C’est au niveau 4° que sa maman m’a demandé de l’aider en anglais et un peu en français. Je l’ai suivi un peu plus de 2 ans. Il était régulier dans son travail, peut-être plus par devoir que par intérêt, mais se maintenait dans une très honnête moyenne. Je me souviens l’avoir aidé, en 3°, à faire un rapport de stage sur lequel il a passé beaucoup de temps et qu’il a rédigé avec le plus grand soin, fier de ce qu’il avait fait. Il faisait aussi partie du club de théâtre du collège et m’avait paru très intéressé, mais il n’y est resté que deux ans. C’est je crois à cette époque que son père a eu de gros ennuis de santé, avec une longue période d’arrêt. Madame D. sa maman, a dû chercher du travail. Elle avait des journées longues et fatigantes. Elle continuait néanmoins à aider les deux sœurs de Yannick, plus jeunes que lui, dans leur travail scolaire, mais moins que lui, bien sûr.

Yannick a passé sans problèmes le brevet des collèges et est entré au lycée, qui se trouve à une certaine distance de chez lui. Il échappait donc bien plus au contrôle familial, passait de longs moments avec ses copains ou sur l’ordinateur.
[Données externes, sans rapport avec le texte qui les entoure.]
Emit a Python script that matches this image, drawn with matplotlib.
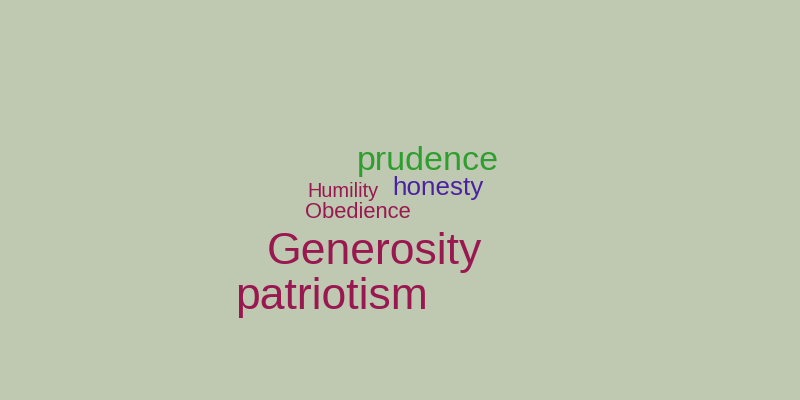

Il ne m’a plus demandé d’aide, mais quand je le rencontrais nous parlions de ses études et il m’a semblé que tout allait bien. Aussi ai-je été très étonnée quand j’ai su par sa maman, que dès le 2nd trimestre de sa classe de 1ère, il avait commencé à manquer des cours… Pour tout arrêter au 3ème trimestre. Pas question de se présenter au bac de français. Madame D. ne comprenait pas ce qui se passait, et n’avait pas vu venir cette désaffection, tout en sachant tout de même que les copains tenaient une très grande place dans la vie de son fils. C’était l’année dernière, en 2010. C’est aussi à la fin de l’été que cette famille a vécu un gros problème et que Monsieur et Madame D. se sont séparés.

Fin août, je l’ai rencontré. Il m’a dit clairement ne plus vouloir aller en classe. Le bac ne l’intéresse pas. Il voulait s’engager dans l’armée, si possible les chasseurs alpins et attendait d’être convoqué pour savoir s’il serait pris. Il m’a raconté qu’au cours de l’été, il avait travaillé 3 semaines dans les services de nettoyage de la ville, se levant à 5h du matin pour un travail dur. Il semblait fier de cette expérience. C’est seulement en novembre qu’il a été convoqué par l’armée, pour une période de 5 jours. Il en est revenu content semble-t-il, mais ayant renoncé aux chasseurs alpins, qui « ne lui disaient plus rien ». Je ne sais plus trop dans quelle arme il souhaitait être pris. Il devait commencer « pour de bon » en février.

Mais maintenant, il a même renoncé à l’armée. Il a une copine dont il ne veut pas se séparer. Il cherche du travail et fait les boîtes d’intérim. Il vit toujours avec sa mère et ses deux sœurs. Il a 19 ans.